Ford’s already dipped a toe into electric Mustangs with the Mach-E. It won’t be the last, but boss Jim Farley says he’ll follow Porsche’s lead of maintaining the 911’s petrol sanctity, so the Mustang is the final model to make the switch. In the meantime, hybrid drive beckons. This could be one of the last times San Francisco reverberates to a supersized double helping of V8 bass.

The Ford sounds terrific – there’s an exotic crackle to its fruity exhaust. When the Dark Horse reaches the UK later in 2024 it’ll be muted and slower – down from 500bhp to 449bhp due to our tighter emissions regs. Out here as God intended, it’s a rich baritone. Throttle response is gratifyingly crisp too, so long as you’ve remembered to change down a gear or four. This one had the optional 10-speed auto – I’d stick with the ex-Shelby manual.

The industrial sounding Challenger valiantly gives chase but the pursuit rematch is over in seconds, not just because of the greasy roads and canvas showing through its tyres. It’s a much more agricultural machine – no matter which of the gears you’ve locked it into, it’s all supercharger whinny, wheelspin and axle tramp. At one point I lose traction climbing tram tracks and slither helplessly downhill while the supercharger treats the Bay Area to a violin solo.

Given how much more modern the Mustang is, it’s not a clean getaway. None of the three steering modes offer reassuring feedback. Though its ride is nowhere near as punishing as the Black Ghost’s, more could’ve been done with the firm magnetorheological dampers to unlock a breadth of ability. And it’s so complicated – five drive modes, umpteen dashboard readouts, each with appropriate ambient lighting. Even the handbrake’s been reinvented to make it more annoying.

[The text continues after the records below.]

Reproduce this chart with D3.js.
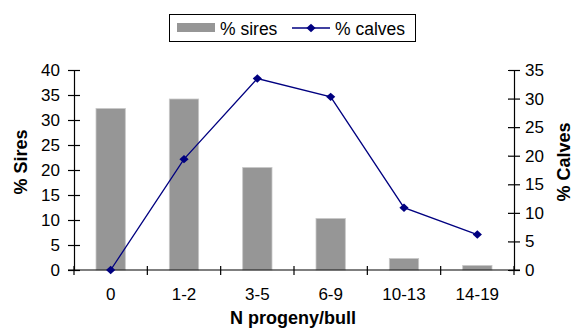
<!DOCTYPE html>
<html>
<head>
<meta charset="utf-8">
<script src="https://cdn.jsdelivr.net/npm/d3@7"></script>
<style>
  html, body { margin: 0; padding: 0; background: #fff; }
  svg { display: block; font-family: "Liberation Sans", Arial, sans-serif; }
</style>
</head>
<body>
<svg id="chart" width="574" height="328"></svg>
<script>
// Progeny-per-bull distribution
const categories = ["0", "1-2", "3-5", "6-9", "10-13", "14-19"];
const siresPct = [32.3, 34.2, 20.5, 10.3, 2.3, 0.9];
const calvesPct = [0, 19.4, 33.5, 30.3, 10.9, 6.2];
const leftTicks = [0, 5, 10, 15, 20, 25, 30, 35, 40];
const rightTicks = [0, 5, 10, 15, 20, 25, 30, 35];

const svg = d3.select("#chart");
const plot = { left: 74, right: 514, top: 70, bottom: 270 };
const tickFont = 17;
const titleFont = 18;

const x = d3.scaleBand().domain(categories).range([plot.left, plot.right]);
const yL = d3.scaleLinear().domain([0, 40]).range([plot.bottom, plot.top]);
const yR = d3.scaleLinear().domain([0, 35]).range([plot.bottom, plot.top]);

const barW = x.bandwidth() / 2.5;

// bars (% sires, left axis)
svg.append("g").selectAll("rect")
  .data(siresPct)
  .join("rect")
  .attr("x", (d, i) => x(categories[i]) + (x.bandwidth() - barW) / 2)
  .attr("y", d => yL(d))
  .attr("width", barW)
  .attr("height", d => yL(0) - yL(d))
  .attr("fill", "#969696")
  .attr("stroke", "#c8c8c8")
  .attr("stroke-width", 0.8);

// axes
function styleAxis(g) {
  g.select(".domain").attr("stroke", "#000").attr("stroke-width", 1.2);
  g.selectAll(".tick line").attr("stroke", "#000").attr("stroke-width", 1.2);
  g.selectAll(".tick text").attr("font-size", tickFont).attr("fill", "#000")
    .attr("font-family", "Liberation Sans, Arial, sans-serif");
}

const leftAxis = svg.append("g")
  .attr("transform", `translate(${plot.left},0)`)
  .call(d3.axisLeft(yL).tickValues(leftTicks).tickSize(6).tickSizeOuter(0).tickPadding(8));
leftAxis.selectAll(".tick line").attr("x1", 6);
styleAxis(leftAxis);

const rightAxis = svg.append("g")
  .attr("transform", `translate(${plot.right},0)`)
  .call(d3.axisRight(yR).tickValues(rightTicks).tickSize(6).tickSizeOuter(0).tickPadding(5));
rightAxis.selectAll(".tick line").attr("x1", -6);
styleAxis(rightAxis);

// x axis with ticks on band boundaries
const bottom = svg.append("g")
  .attr("transform", `translate(0,${plot.bottom})`)
  .call(d3.axisBottom(x).tickSize(0).tickSizeOuter(0).tickPadding(18));
bottom.select(".domain").attr("d", `M${plot.left - 6},0H${plot.right + 6}`);
styleAxis(bottom);
const bounds = categories.map(c => x(c)).concat([plot.right]);
bottom.selectAll("line.sep")
  .data(bounds)
  .join("line")
  .attr("class", "sep")
  .attr("x1", d => d).attr("x2", d => d)
  .attr("y1", -4).attr("y2", 5)
  .attr("stroke", "#000").attr("stroke-width", 1.2);

// line (% calves, right axis)
const line = d3.line()
  .x((d, i) => x(categories[i]) + x.bandwidth() / 2)
  .y(d => yR(d));
svg.append("path")
  .datum(calvesPct)
  .attr("d", line)
  .attr("fill", "none")
  .attr("stroke", "#000080")
  .attr("stroke-width", 1.3);

const diamond = "M0,-4.2L4.6,0L0,4.2L-4.6,0Z";
svg.append("g").selectAll("path")
  .data(calvesPct)
  .join("path")
  .attr("d", diamond)
  .attr("transform", (d, i) => `translate(${x(categories[i]) + x.bandwidth() / 2},${yR(d)})`)
  .attr("fill", "#000080");

// axis titles
svg.append("text")
  .attr("transform", "translate(27,162) rotate(-90)")
  .attr("text-anchor", "middle")
  .attr("font-size", titleFont).attr("font-weight", "bold")
  .text("% Sires");
svg.append("text")
  .attr("transform", "translate(570,162) rotate(-90)")
  .attr("text-anchor", "middle")
  .attr("font-size", titleFont).attr("font-weight", "bold")
  .text("% Calves");
svg.append("text")
  .attr("x", 293)
  .attr("y", 324)
  .attr("text-anchor", "middle")
  .attr("font-size", titleFont).attr("font-weight", "bold")
  .text("N progeny/bull");

// legend
const lg = svg.append("g");
lg.append("rect")
  .attr("x", 169.5).attr("y", 14.5).attr("width", 246).attr("height", 27)
  .attr("fill", "#fff").attr("stroke", "#000").attr("stroke-width", 1);
lg.append("rect")
  .attr("x", 177).attr("y", 23).attr("width", 38).attr("height", 9)
  .attr("fill", "#969696");
lg.append("text").attr("x", 220).attr("y", 34.5).attr("font-size", 17.5).text("% sires");
lg.append("line")
  .attr("x1", 292).attr("x2", 330).attr("y1", 28).attr("y2", 28)
  .attr("stroke", "#000080").attr("stroke-width", 1.3);
lg.append("path").attr("d", diamond)
  .attr("transform", "translate(311,28)")
  .attr("fill", "#000080");
lg.append("text").attr("x", 335).attr("y", 34.5).attr("font-size", 17.5).text("% calves");
</script>
</body>
</html>
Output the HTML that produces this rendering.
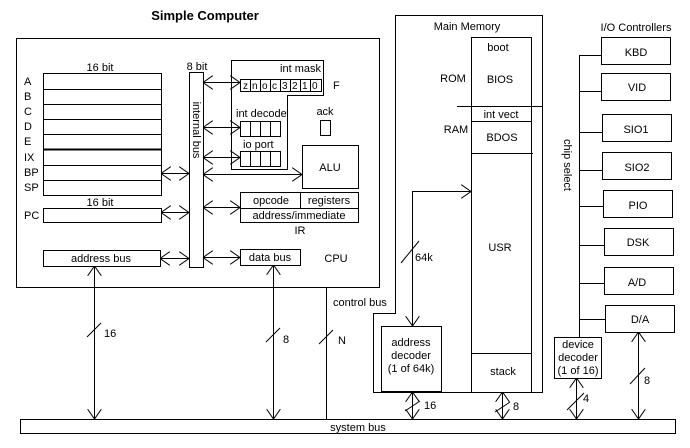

In the Dark Horse, I felt like there was a car buried under the screens and menus, waiting to be tamed if only I could find the right combo of modes, the right gap in traffic, a drier patch of road. I howled with laughter as the Challenger wobbled drunkenly at the merest blip of throttle, wilfully tramlined whether there were rail tracks or not, with merry dollops of dead play in the hefty steering. Brakes? Grabby at the top of the pedal then soggier than a burger bun when you beg more. They fade just cruising downhill in San Fran. The diff’s so tight you could spin while parking. And every so often, if it’s been idling for a while, there’s an ominous odour of petrol. Keeps you on your toes.

So does the driving position. The Mustang clutches you in purposeful Recaros. Boarding the Dodge is like sitting on a barstool strapped to a hypersonic missile. But how could you not love a car which comes with a ‘chiller’ function to direct the aircon away from the cabin and into the supercharger to guarantee maximum boost pressure?

Every nation has its comfort zone cars. Germany’s is bahnstorming saloons. The UK’s are the north and south poles of motoring: gawky lightweights and deluxe wafters. America’s is the big, not clever, muscle car. And the Challenger is bigger and dumberer than the others. Like the Bullitt chase, it’s not as perfect as history will remember, but some legacy to live up to.